Saat pengujian, sampel beton tadi ditaruh di dalam mesin tekan (compression testing machine). Mesin ini bakal ngasih beban secara perlahan dan terus-menerus ke sampel sampai sampelnya pecah. Kita catat tuh, beban maksimum yang bisa ditahan sebelum pecah. Dari beban ini, kita bisa hitung kuat tekannya. Caranya gimana? Gampang, tinggal beban maksimum dibagi luas penampang sampel. Misalnya, kalau sampelnya silinder, luas penampangnya itu π/4 * diameter². Kalau sampelnya kubus, ya luasnya sisi x sisi. Hasilnya nanti dalam satuan MPa atau kg/cm², sesuai dengan standar yang dipakai.

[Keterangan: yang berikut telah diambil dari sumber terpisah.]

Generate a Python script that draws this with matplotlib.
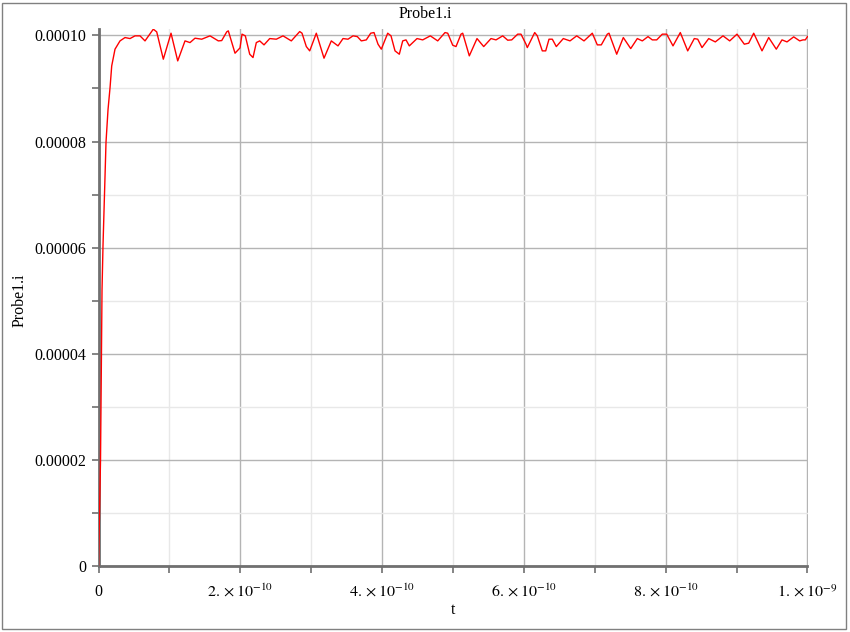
import numpy as np
import matplotlib.pyplot as plt
from matplotlib.patches import Rectangle
from matplotlib.ticker import FixedLocator, NullFormatter
plt.rcParams["font.family"] = "Liberation Serif"
plt.rcParams["mathtext.fontset"] = "stix"

# Probe current: time in ps, current in uA
t_ps = [0, 2.82, 4.94, 6.35, 10.58, 13.40, 16.22, 18.62, 23.27, 30.32,
        37.38, 44.43, 51.48, 58.53, 65.59, 77.29, 82.09, 91.40, 102.26, 111.71,
        122.0, 129.05, 136.11, 145.56, 157.27, 168.97, 173.77, 180.82, 183.08, 192.53,
        199.58, 202.40, 207.05, 213.26, 217.91, 222.57, 227.36, 233.43, 241.47, 250.78,
        260.23, 271.93, 283.78, 287.03, 293.10, 297.89, 307.20, 318.06, 328.35, 337.80,
        344.86, 351.91, 358.96, 365.03, 370.67, 377.72, 383.93, 388.58, 394.22, 398.88,
        407.90, 412.55, 418.20, 424.27, 429.06, 433.71, 438.37, 449.23, 457.27, 467.99,
        478.43, 488.72, 492.53, 499.58, 504.23, 511.28, 513.68, 522.99, 533.85, 543.30,
        553.60, 560.65, 570.10, 577.15, 582.79, 591.25, 595.91, 602.96, 604.79, 615.23,
        618.90, 625.95, 630.75, 635.40, 640.06, 645.70, 655.57, 665.02, 674.47, 684.77,
        696.47, 703.53, 709.17, 717.63, 720.03, 730.89, 740.20, 750.64, 759.95, 767.0,
        775.04, 781.10, 787.31, 795.21, 801.41, 810.30, 820.60, 831.03, 840.34, 845.14,
        851.20, 860.65, 869.96, 880.82, 890.27, 900.57, 910.86, 917.07, 924.12, 935.83,
        945.28, 955.99, 964.03, 971.08, 980.53, 988.99, 993.65, 996.89, 1000.0]
i_uA = [0, 20.0, 52.0, 60.5, 79.9, 86.0, 90.1, 94.25, 97.40, 98.96,
        99.59, 99.40, 99.91, 99.91, 98.96, 101.17, 100.66, 95.51, 100.41, 95.19,
        98.96, 98.64, 99.47, 99.28, 99.91, 98.96, 99.02, 100.66, 100.85, 96.64,
        97.64, 100.23, 99.91, 96.45, 95.82, 98.64, 98.96, 98.21, 99.40, 99.28,
        99.91, 98.96, 100.72, 100.41, 97.89, 97.08, 100.41, 95.70, 98.96, 98.02,
        99.40, 99.28, 99.91, 99.77, 98.96, 99.15, 100.41, 100.53, 98.34, 97.40,
        100.41, 99.91, 97.08, 96.45, 98.96, 99.15, 98.02, 99.40, 99.15, 99.91,
        98.96, 100.53, 100.41, 98.15, 97.89, 100.23, 100.41, 96.14, 99.40, 97.89,
        99.40, 99.15, 99.91, 99.09, 99.15, 100.23, 100.23, 98.34, 97.70, 100.53,
        99.91, 97.08, 97.08, 99.28, 99.28, 97.89, 99.40, 98.96, 99.91, 98.96,
        100.41, 98.21, 98.21, 100.23, 100.41, 96.45, 99.59, 97.51, 99.40, 98.96,
        99.77, 99.15, 99.15, 100.23, 100.23, 98.02, 100.53, 97.08, 99.40, 99.28,
        97.70, 99.40, 98.77, 99.91, 98.96, 100.23, 98.34, 98.53, 100.41, 97.08,
        99.59, 97.40, 99.15, 98.77, 99.72, 98.96, 99.15, 99.15, 99.77]

xticks = [0, 2e-10, 4e-10, 6e-10, 8e-10, 1e-9]
xtick_labels = ['0', r'$2.\times10^{-10}$', r'$4.\times10^{-10}$',
                r'$6.\times10^{-10}$', r'$8.\times10^{-10}$', r'$1.\times10^{-9}$']
xminor = [1e-10, 3e-10, 5e-10, 7e-10, 9e-10]
yticks = [0, 2e-5, 4e-5, 6e-5, 8e-5, 1e-4]
ytick_labels = ['0', '0.00002', '0.00004', '0.00006', '0.00008', '0.00010']
yminor = [1e-5, 3e-5, 5e-5, 7e-5, 9e-5]

t = np.array(t_ps) * 1e-12
i = np.array(i_uA) * 1e-6

fig = plt.figure(figsize=(8.5, 6.32), dpi=100)
ax = fig.add_axes([0.1159, 0.1044, 0.8341, 0.8497])
ax.plot(t, i, color='red', lw=1.0, zorder=3)
ax.set_xlim(0, 1e-9)
ax.set_ylim(0, 1.012e-4)

ax.xaxis.set_major_locator(FixedLocator(xticks))
ax.set_xticklabels(xtick_labels)
ax.xaxis.set_minor_locator(FixedLocator(xminor))
ax.yaxis.set_major_locator(FixedLocator(yticks))
ax.set_yticklabels(ytick_labels)
ax.yaxis.set_minor_locator(FixedLocator(yminor))
ax.xaxis.set_minor_formatter(NullFormatter())
ax.yaxis.set_minor_formatter(NullFormatter())

ax.grid(which='major', color='#b4b4b4', lw=1.0)
ax.grid(which='minor', color='#e8e8e8', lw=1.0)
ax.set_axisbelow(True)
ax.tick_params(which='both', direction='out', length=5, width=1.2,
               color='#707070', labelsize=11.5, pad=8)
ax.tick_params(axis='y', pad=4)

for s in ['top', 'right']:
    ax.spines[s].set_visible(False)
for s in ['left', 'bottom']:
    ax.spines[s].set_color('#707070')
    ax.spines[s].set_linewidth(2.0)

fig.text(0.5, 1 - 14 / 632, 'Probe1.i', ha='center', va='center', fontsize=11.5)
fig.text(20 / 850, 1 - 300 / 632, 'Probe1.i', ha='center', va='center',
         rotation=90, fontsize=11.5)
fig.text(453 / 850, 1 - 610 / 632, 't', ha='center', va='center', fontsize=11.5)

fig.patches.append(Rectangle((2 / 850, 3 / 632), 844 / 850, 626 / 632,
                             transform=fig.transFigure, fill=False,
                             edgecolor='#808080', lw=1.0))

fig.savefig('out.png', dpi=100)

Kenapa pengujian ini penting banget? Ya jelas dong, buat memastikan bahwa beton yang kita gunakan itu sesuai dengan spesifikasi desain. Kalau hasil uji lab-nya beda jauh sama yang diharapkan, kita bisa ambil tindakan korektif. Misalnya, kalau kuat tekannya kurang, ya kita perlu evaluasi lagi campuran atau cara pembuatannya. Pengujian ini juga jadi semacam 'sertifikat' kelulusan buat beton yang akan digunakan. Tanpa pengujian ini, kita nggak bisa yakin 100% sama kualitas betonnya. Makanya, di proyek-proyek besar, pengujian kuat tekan beton ini jadi bagian yang nggak terpisahkan dari proses konstruksi. Ada tim quality control yang bertugas ngawasin dan memastikan semua pengujian dilakukan sesuai standar.
Selain pengujian di laboratorium, ada juga metode pengujian non-destruktif di lapangan, seperti Schmidt Hammer Test (atau yang sering disebut palu beton). Alat ini nggak merusak struktur beton, tapi bisa ngasih perkiraan kasar tentang kuat tekan beton berdasarkan nilai pantulan palu di permukaannya. Cara kerjanya simpel, palu dipukulkan ke permukaan beton, terus angka pantulannya dibaca. Angka pantulan ini dikonversikan jadi perkiraan kuat tekan. Meskipun nggak seakurat pengujian lab, alat ini berguna banget buat ngecek kondisi beton yang sudah ada di struktur tanpa harus merusaknya. Cocok buat investigasi awal atau memantau perubahan mutu beton seiring waktu. Jadi, ada berbagai cara untuk mengukur kekuatan beton, tergantung kebutuhan dan tingkat akurasi yang diinginkan.
Demikian guys, pembahasan kita soal kuat tekan beton. Semoga sekarang kalian punya gambaran yang lebih jelas ya tentang seberapa pentingnya komponen satu ini dalam dunia konstruksi. Ingat, beton yang kuat itu kunci bangunan yang aman! Sampai jumpa di artikel selanjutnya!